Abstract

Despite the original definition of evidence-based medicine (EBM), which included the best external evidence in conjunction with a practitioner's clinical expertise, 2 the hierarchical ordering of external evidence means that the randomized controlled trial (RCT) is increasingly the only form of evidence considered by health care regulators and policymakers. There is no doubt that well-designed RCTs make valuable contributions to medical science and patient care, particularly in drug or single-agent studies. The issue, which has been raised several times in the pages of this Journal and others, is whether the supremacy of the RCT is warranted, when its conclusions frequently do not address the real-world context of either biomedicical 3,4 or CAM 5 practice. An unfortunate side-effect of the dominance of this rigid definition of EBM is that even public health research, on both domestic and global development fronts, is moving toward using RCTs to evaluate the impact of programs, with some of the same consequences 6,7 regarding external validity that face medical and CAM practitioners. It is as if our need for certainty has eclipsed our actual experience of the world to the extent that some of our most rigorous scientific research has lost touch with reality.

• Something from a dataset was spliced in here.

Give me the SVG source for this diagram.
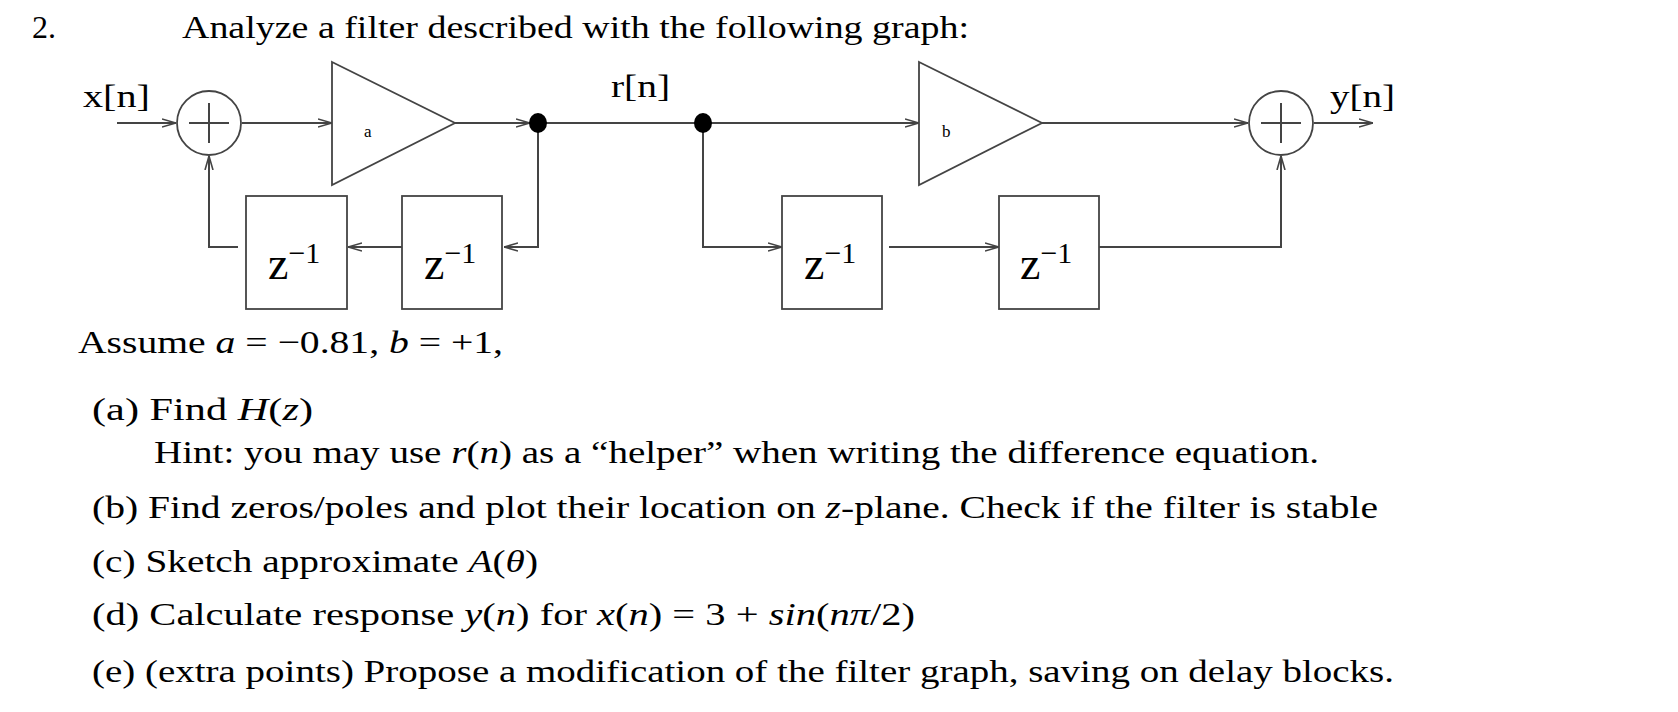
<svg xmlns="http://www.w3.org/2000/svg" width="1678" height="712" viewBox="0 0 1678 712">
<style>
text{font-family:"Liberation Serif","Times New Roman",serif;fill:#000}
.t{font-size:32px}
.lbl{font-size:31px}
.g{font-size:17px}
.z{font-size:46px}
.s{font-size:30px}
.ln{fill:none;stroke:#444;stroke-width:2}
.sh{fill:#fff;stroke:#444;stroke-width:1.8}
.i{font-style:italic}
</style>
<defs>
<marker id="ar" viewBox="0 0 14 10" refX="14" refY="5" markerWidth="14" markerHeight="10" markerUnits="userSpaceOnUse" orient="auto">
<path d="M0,1 L14,5 L0,9" fill="none" stroke="#444" stroke-width="1.6"/>
</marker>
</defs>
<text class="t" x="32" y="38">2.</text>
<text class="t" x="182" y="38" textLength="787" lengthAdjust="spacingAndGlyphs">Analyze a filter described with the following graph:</text>

<g id="connectors">
<path class="ln" d="M117,123 H176" marker-end="url(#ar)"/>
<path class="ln" d="M242,123 H332" marker-end="url(#ar)"/>
<path class="ln" d="M455,123 H530" marker-end="url(#ar)"/>
<path class="ln" d="M538,123 H919" marker-end="url(#ar)"/>
<path class="ln" d="M1042,123 H1248" marker-end="url(#ar)"/>
<path class="ln" d="M1314,123 H1373" marker-end="url(#ar)"/>
<path class="ln" d="M538,123 V247 H504" marker-end="url(#ar)"/>
<path class="ln" d="M404,247 H348" marker-end="url(#ar)"/>
<path class="ln" d="M238,247 H209 V156" marker-end="url(#ar)"/>
<path class="ln" d="M703,123 V247 H782" marker-end="url(#ar)"/>
<path class="ln" d="M889,247 H999" marker-end="url(#ar)"/>
<path class="ln" d="M1096,247 H1281 V156" marker-end="url(#ar)"/>
</g>

<g id="x_label"><text class="lbl" x="83" y="107" textLength="67" lengthAdjust="spacingAndGlyphs">x[n]</text></g>
<g id="r_label"><text class="lbl" x="611" y="97" textLength="59" lengthAdjust="spacingAndGlyphs">r[n]</text></g>
<g id="y_label"><text class="lbl" x="1330" y="107" textLength="65" lengthAdjust="spacingAndGlyphs">y[n]</text></g>

<g id="sum1"><circle class="sh" cx="209" cy="123" r="32"/><path class="ln" d="M189,123 H229 M209,103 V143"/></g>
<g id="sum2"><circle class="sh" cx="1281" cy="123" r="32"/><path class="ln" d="M1261,123 H1301 M1281,103 V143"/></g>
<g id="gain_a"><path class="sh" d="M332,62 L455,123 L332,185 Z"/><text class="g" x="364" y="137">a</text></g>
<g id="gain_b"><path class="sh" d="M919,62 L1042,123 L919,185 Z"/><text class="g" x="942" y="137">b</text></g>
<g id="dot1"><ellipse cx="538" cy="123" rx="9" ry="10" fill="#000"/></g>
<g id="dot2"><ellipse cx="703" cy="123" rx="9" ry="10" fill="#000"/></g>

<g id="delay1"><rect class="sh" x="246" y="196" width="101" height="113"/><text class="z" x="268" y="279">z<tspan class="s" dy="-16">−1</tspan></text></g>
<g id="delay2"><rect class="sh" x="402" y="196" width="100" height="113"/><text class="z" x="424" y="279">z<tspan class="s" dy="-16">−1</tspan></text></g>
<g id="delay3"><rect class="sh" x="782" y="196" width="100" height="113"/><text class="z" x="804" y="279">z<tspan class="s" dy="-16">−1</tspan></text></g>
<g id="delay4"><rect class="sh" x="999" y="196" width="100" height="113"/><text class="z" x="1020" y="279">z<tspan class="s" dy="-16">−1</tspan></text></g>

<text class="t" x="78" y="353" textLength="425" lengthAdjust="spacingAndGlyphs">Assume <tspan class="i">a</tspan> = −0.81, <tspan class="i">b</tspan> = +1,</text>
<text class="t" x="92" y="420" textLength="221" lengthAdjust="spacingAndGlyphs">(a) Find <tspan class="i">H</tspan>(<tspan class="i">z</tspan>)</text>
<text class="t" x="154" y="463" textLength="1165" lengthAdjust="spacingAndGlyphs">Hint: you may use <tspan class="i">r</tspan>(<tspan class="i">n</tspan>) as a “helper” when writing the difference equation.</text>
<text class="t" x="92" y="518" textLength="1286" lengthAdjust="spacingAndGlyphs">(b) Find zeros/poles and plot their location on <tspan class="i">z</tspan>-plane. Check if the filter is stable</text>
<text class="t" x="92" y="572" textLength="446" lengthAdjust="spacingAndGlyphs">(c) Sketch approximate <tspan class="i">A</tspan>(<tspan class="i">θ</tspan>)</text>
<text class="t" x="92" y="625" textLength="823" lengthAdjust="spacingAndGlyphs">(d) Calculate response <tspan class="i">y</tspan>(<tspan class="i">n</tspan>) for <tspan class="i">x</tspan>(<tspan class="i">n</tspan>) = 3 + <tspan class="i">sin</tspan>(<tspan class="i">nπ</tspan>/2)</text>
<text class="t" x="92" y="682" textLength="1302" lengthAdjust="spacingAndGlyphs">(e) (extra points) Propose a modification of the filter graph, saving on delay blocks.</text>
</svg>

As Wardle and Oberg point out in their article in this issue of the Journal, the primary health concerns for this century (such as type 2 diabetes, obesity, and cardiovascular disease) are chronic, complex conditions, which require lifestyle change as major components of treatment and prevention. Lifestyle change generally entails behavioral change. The sustainable transformation of behavior can be an intricate and unpredictable process. Possibly more than any other CAM system, naturopathic medicine has a whole-person focus that supports both the development of a knowledge base and the embodiment of behavioral patterns that promote and sustain a patient's optimal health and well-being (not just the absence of symptoms) over the course of a lifetime. Education in the sense of providing information is just one component in fostering behavioral change, because it is recognized that a lack of information is not the only reason why a person maintains destructive habits. Naturopathic doctors (NDs) are also trained in the more intangible dimensions of practitioner interpersonal skills such as relational versatility, 8 which is the ability to meet patients at their individual level of readiness and to guide nonjudgmentally from there.
The current paradigm, by which conclusions are considered evidence-based only when they have been found effective by research methods that involve random assignment of participants to experimental and control groups, is too narrow for the assessment of CAM whole systems and living systems in general. Ranking solutions by the evaluation of their methodology instead of finding new ways to assess how well they accomplish important goals is an impoverished stance. The chronic and complex nature of the “epidemics” of the 21st century demand a new approach. Reversing the prevailing research strategy is an obvious way to allow CAM systems to be assessed appropriately. 9,10 This approach would allow for whole-system/whole-practice effectiveness studies to be conducted first, followed by efficacy trials, and finally, trials to determine mechanism of action. As stated by Bodeker and Kronenberg: 11 “New directions must be forged by researchers who are able to transcend limitations in research orthodoxy in the interests of providing sound information to the public on what constitutes good health care.”
It is not just limitations of research orthodoxy that must be transcended. For that to happen pervasively, a paradigm shift in our thinking as a society must take place first. The chronic and complex diseases of modern times require a new metaphor to encompass them and a new body of knowledge to explain them. As Jobst et al. 12 have described, the new metaphor must be about relationship and inter-relationship, taking into account our relationship with ourselves, other living beings, and our broadly defined environments. This needs to be done, not to allocate blame but to do justice to the reality that even as individuals we participate in something greater. The body of knowledge that will foster this kind of understanding has to be built upon meaning: personal meaning and thus the elevation of subjective experience and narrative. Interwoven with this new way of thinking, and perhaps an emergent property of it, is the realization that absence of symptoms does not equal the fullest expression of health and well-being that is possible for any given individual, group, or society. The fullest possible expression of health and well-being is the goal of naturopathic medicine and, essentially, the goal of non-RCT-based, complex models of public- and international-health interventions.
The fields of public health and naturopathic medicine would be powerful partners in fueling the paradigm shift in thinking that is needed to establish health care policy priorities and a public health research agenda that can successfully and sustainably address the behavioral and lifestyle-based health challenges of the modern age.